5.3. Limitations and Suggestions for Future Research
The research of this paper has the following limitations. First, this article adopts online scenario experiments and does not fully simulate the scenario of e-commerce shopping, which may affect the participants’ true perception of the recommendation system. Future research can improve the accuracy of these experimental results by using a field experiment method where participants make real e-commerce purchases.
Secondly, consumers’ domain knowledge of a recommendation system is derived from self-evaluation and is not objective. Future research should examine this variable using more objective methods.
Third, the design of recommendation systems involves many factors.

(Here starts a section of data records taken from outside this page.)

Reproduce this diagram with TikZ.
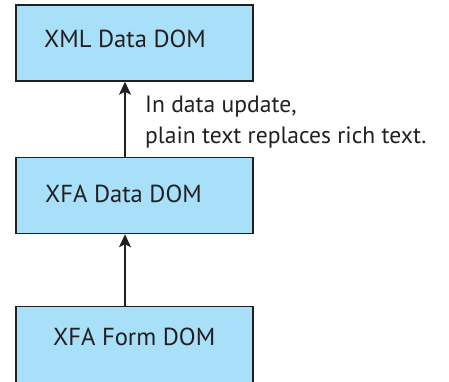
\documentclass[tikz,border=0pt]{standalone}
\usepackage{fontspec}
\setmainfont{PT Sans}
\usetikzlibrary{arrows.meta}
\definecolor{domfill}{HTML}{A9E0F9}
\definecolor{domline}{HTML}{231F20}

\begin{document}
\begin{tikzpicture}[x=1pt, y=-1pt, >={Stealth[length=13pt, width=12pt, inset=3pt]},
    dombox/.style={draw=domline, line width=1.5pt, fill=domfill, minimum width=237pt,
      minimum height=76pt, inner sep=0pt},
    domtext/.style={text=domline, font=\fontsize{24.6}{31}\selectfont, inner sep=0pt, anchor=base west}]
  \useasboundingbox (0,0) rectangle (449,381);
  % Three DOM boxes, one above the other
  \foreach \name/\y in {xml/43, data/195.5, form/344.5}{
    \node[dombox] (\name) at (134.5,\y) {};
  }
  % Box titles
  \node[domtext] (xmltext) at (44,47) {XML Data DOM};
  \node[domtext] (datatext) at (45,202) {XFA Data DOM};
  \node[domtext] (formtext) at (53,345) {XFA Form DOM};
  % Arrows run up a common vertical line
  \coordinate (axis) at (125,0);
  \draw[->, line width=1.6pt, domline] (data.north -| axis) -- (xml.south -| axis);
  \draw[->, line width=1.6pt, domline] (form.north -| axis) -- (data.south -| axis);
  % Note beside the upper arrow (base sits on its last line)
  \node[domtext, font=\fontsize{23.6}{31}\selectfont, align=left] (note) at (145,143)
    {In data update,\\plain text replaces rich text.};
\end{tikzpicture}
\end{document}
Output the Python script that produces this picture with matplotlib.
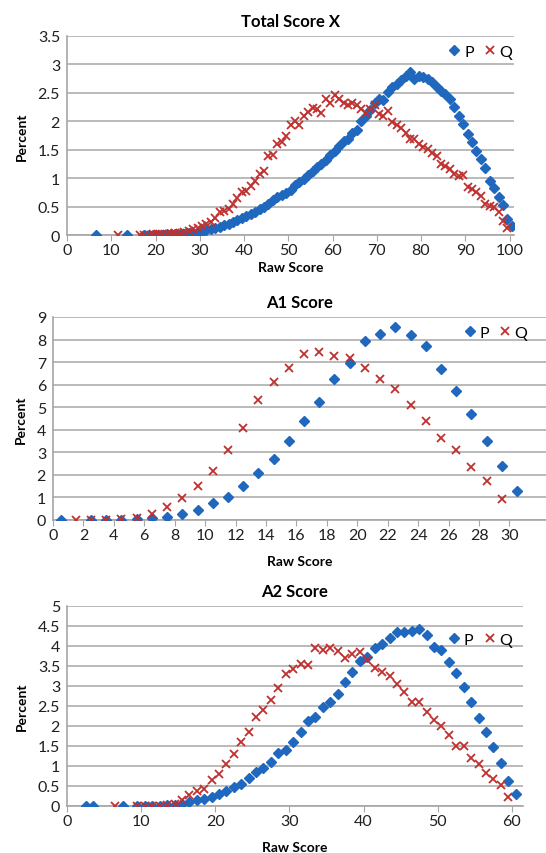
import matplotlib
matplotlib.use("Agg")
import matplotlib.pyplot as plt
from matplotlib.ticker import FuncFormatter

# ---- Total Score X ----
total_p_x = [6.5, 13.5] + [s + 0.5 for s in range(17, 101)]
total_p_y = [0, 0,
             0, 0, 0, 0, 0, 0.01, 0.01, 0.01, 0.02, 0.02, 0.03, 0.04, 0.05,
             0.06, 0.08, 0.1, 0.12, 0.14, 0.17, 0.2, 0.23, 0.26, 0.3,
             0.33, 0.37, 0.41, 0.45, 0.5, 0.55, 0.61, 0.66, 0.71, 0.74,
             0.8, 0.88, 0.94, 0.99, 1.05, 1.13, 1.19, 1.25, 1.32, 1.4,
             1.48, 1.57, 1.65, 1.69, 1.8, 1.85, 2.0, 2.1, 2.2, 2.32,
             2.4, 2.38, 2.52, 2.6, 2.65, 2.72, 2.8,
             2.87, 2.75, 2.79, 2.78, 2.75, 2.69, 2.6, 2.54, 2.48, 2.39,
             2.25, 2.1, 1.95, 1.78, 1.63, 1.48, 1.34, 1.17, 0.95, 0.82,
             0.66, 0.52, 0.29, 0.16]
total_q_x = [11.5, 16.5] + [s + 0.5 for s in range(17, 100)]
total_q_y = [0, 0,
             0, 0, 0.01, 0.01, 0.01, 0.02, 0.02, 0.03, 0.04,
             0.05, 0.07, 0.1, 0.12, 0.15, 0.19, 0.23, 0.3, 0.4, 0.42,
             0.46, 0.55, 0.65, 0.75, 0.78, 0.87, 0.95, 1.07, 1.13, 1.39,
             1.4, 1.6, 1.64, 1.74, 1.93, 2.0, 1.93, 2.09, 2.17, 2.24,
             2.21, 2.15, 2.4, 2.33, 2.46, 2.39, 2.32, 2.28, 2.33, 2.28,
             2.21, 2.15, 2.21, 2.28, 2.12, 2.09, 2.18, 1.98, 1.93, 1.89,
             1.8, 1.69, 1.69, 1.6, 1.54, 1.52, 1.44, 1.39, 1.25, 1.22,
             1.16, 1.07, 1.04, 1.05, 0.84, 0.81, 0.75, 0.69, 0.54, 0.51,
             0.49, 0.4, 0.25, 0.13]

# ---- A1 Score ----
a1_p_x = [0.5] + [s + 0.5 for s in range(2, 31)]
a1_p_y = [0, 0, 0, 0.01, 0.05, 0.07, 0.15, 0.28, 0.43, 0.77, 1.04, 1.51,
          2.08, 2.7, 3.52, 4.41, 5.22, 6.26, 6.97, 7.92, 8.25, 8.56, 8.19,
          7.72, 6.71, 5.7, 4.69, 3.52, 2.39, 1.29]
a1_q_x = [s + 0.5 for s in range(1, 30)]
a1_q_y = [0, 0, 0, 0.04, 0.1, 0.27, 0.58, 0.99, 1.51, 2.18, 3.12, 4.1,
          5.33, 6.14, 6.74, 7.36, 7.45, 7.27, 7.2, 6.74, 6.26, 5.79, 5.1,
          4.41, 3.64, 3.09, 2.37, 1.71, 0.95]

# ---- A2 Score ----
a2_p_x = [2.5, 3.5, 7.5] + [s + 0.5 for s in range(9, 61)]
a2_p_y = [0, 0, 0,
          0, 0, 0, 0.01, 0.02, 0.03, 0.05, 0.1, 0.14, 0.18,
          0.22, 0.3, 0.38, 0.47, 0.55, 0.7, 0.85, 0.95, 1.11, 1.32,
          1.39, 1.6, 1.84, 2.13, 2.23, 2.48, 2.61, 2.79, 3.09, 3.36,
          3.63, 3.73, 3.96, 4.04, 4.19, 4.36, 4.36, 4.38, 4.43, 4.27,
          3.98, 3.9, 3.6, 3.32, 2.97, 2.61, 2.2, 1.86, 1.47, 1.07,
          0.62, 0.31]
a2_q_x = [6.5] + [s + 0.5 for s in range(9, 60)]
a2_q_y = [0,
          0, 0, 0.01, 0.01, 0.03, 0.05, 0.14, 0.27, 0.37, 0.42,
          0.64, 0.81, 1.04, 1.3, 1.6, 1.84, 2.23, 2.41, 2.65, 2.94,
          3.29, 3.42, 3.55, 3.53, 3.96, 3.9, 3.96, 3.88, 3.69, 3.8,
          3.84, 3.65, 3.46, 3.36, 3.24, 3.05, 2.86, 2.61, 2.61, 2.36,
          2.16, 2.01, 1.78, 1.51, 1.5, 1.2, 1.04, 0.82, 0.68, 0.53,
          0.22]

BLUE = "#1f68bd"
RED = "#c0302e"
GRID = "#b4b4b4"

plt.rcParams["font.family"] = ["Lato", "DejaVu Sans"]

W, H = 546, 854
fig = plt.figure(figsize=(W / 100, H / 100), dpi=100)


def make_ax(left, right, top, bottom):
    return fig.add_axes([left / W, 1 - bottom / H, (right - left) / W, (bottom - top) / H])


def style(ax, title, xlim, xticks, ylim, yticks, px, py, qx, qy, leg_anchor, xlabelpad):
    ax.plot(px, py, "D", color=BLUE, markersize=5, label="P", zorder=3)
    ax.plot(qx, qy, "x", color=RED, markersize=6, markeredgewidth=1.3, label="Q", zorder=4)
    ax.set_xlim(*xlim)
    ax.set_ylim(*ylim)
    ax.set_xticks(xticks)
    ax.set_yticks(yticks)
    ax.yaxis.set_major_formatter(FuncFormatter(lambda v, p: f"{v:g}"))
    ax.grid(axis="y", color=GRID, linewidth=1.3)
    ax.set_axisbelow(True)
    for s in ["top", "right"]:
        ax.spines[s].set_visible(False)
    for s in ["left", "bottom"]:
        ax.spines[s].set_color("#a6a6a6")
        ax.spines[s].set_linewidth(1.2)
    ax.tick_params(axis="x", length=4, color="#a6a6a6", labelsize=11.5, pad=2, labelcolor="#202020")
    ax.tick_params(axis="y", length=0, labelsize=11.5, pad=5, labelcolor="#202020")
    ax.set_title(title, fontsize=12, fontweight="bold", pad=7)
    ax.set_xlabel("Raw Score", fontsize=10, fontweight="bold", labelpad=xlabelpad)
    ax.set_ylabel("Percent", fontsize=10, fontweight="bold", labelpad=7)
    ax.legend(loc="upper right", bbox_to_anchor=leg_anchor, ncol=2, frameon=False,
              fontsize=11.5, handletextpad=0.1, columnspacing=0.5, handlelength=1.0,
              borderaxespad=0)


ax1 = make_ax(67, 514, 37, 236)
style(ax1, "Total Score X", (0, 101), range(0, 101, 10), (0, 3.5),
      [0, 0.5, 1, 1.5, 2, 2.5, 3, 3.5], total_p_x, total_p_y, total_q_x, total_q_y,
      (1.01, 0.99), 3)

ax2 = make_ax(53, 546, 318, 521)
style(ax2, "A1 Score", (0, 32.4), range(0, 31, 2), (0, 9), range(0, 10),
      a1_p_x, a1_p_y, a1_q_x, a1_q_y, (0.975, 0.99), 9)

ax3 = make_ax(67, 523, 607, 807)
style(ax3, "A2 Score", (0, 61.5), range(0, 61, 10), (0, 5),
      [0, 0.5, 1, 1.5, 2, 2.5, 3, 3.5, 4, 4.5, 5], a2_p_x, a2_p_y, a2_q_x, a2_q_y,
      (0.99, 0.9), 9)

fig.savefig("out.png", dpi=100)
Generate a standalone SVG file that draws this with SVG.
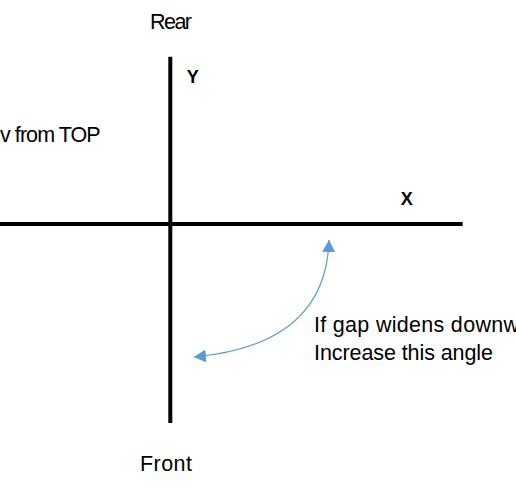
<svg xmlns="http://www.w3.org/2000/svg" width="516" height="492" viewBox="0 0 516 492">
  <style>
    .lbl { font-family: "Liberation Sans", Arial, sans-serif; font-size: 21.5px; fill: #000; }
    .axis-lbl { font-family: "Liberation Sans", Arial, sans-serif; font-size: 18px; font-weight: bold; fill: #000; }
    .axis { stroke: #000; stroke-width: 4; fill: none; }
    .arc { stroke: #5B9BD5; stroke-width: 1.2; fill: none; }
  </style>
  <defs>
    <marker id="ah" viewBox="0 0 12 13" refX="12" refY="6.5" markerWidth="12" markerHeight="13" markerUnits="userSpaceOnUse" orient="auto-start-reverse">
      <path d="M0,0 L12,6.5 L0,13 z" fill="#5B9BD5"/>
    </marker>
  </defs>
  <rect width="516" height="492" fill="#fff"/>
  <g id="connectors">
    <line id="y-axis" class="axis" x1="170.3" y1="56.7" x2="170.3" y2="423"/>
    <line id="x-axis" class="axis" x1="0" y1="224" x2="462.7" y2="224"/>
    <path id="angle-arrow" class="arc" d="M194,357 Q326,345 329,240" marker-start="url(#ah)" marker-end="url(#ah)"/>
  </g>
  <g id="rear"><text class="lbl" x="150" y="29.3" textLength="42">Rear</text></g>
  <g id="front"><text class="lbl" x="140" y="470.7" textLength="52">Front</text></g>
  <g id="y-label"><text class="axis-lbl" x="186.7" y="83">Y</text></g>
  <g id="x-label"><text class="axis-lbl" x="400.7" y="205">X</text></g>
  <g id="view"><text class="lbl" x="0" y="141.7" textLength="100.7">v from TOP</text></g>
  <g id="note">
    <text class="lbl" x="314" y="331.5" textLength="205">If gap widens downw</text>
    <text class="lbl" x="314" y="360" textLength="179">Increase this angle</text>
  </g>
</svg>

In addition, perceptions of transparency and trust may be different for basic data, such as recency, frequency, and monetary value (RFM) than for detailed data, such as clickstream. Therefore, future research can benefit from testing other factors to assess their impact on recommendation systems, such as the level of detail of input data, recommendations (content), personalized UI recommendations (layout), and so on.
Fourth, the mediating effect results of this study show that the mediating effect of perceived effectiveness is greater than the summing effect of discomfort; however, the reasons for this finding have not been explored. Future research can conduct further experiments on this mediating effect model to explore its mechanisms.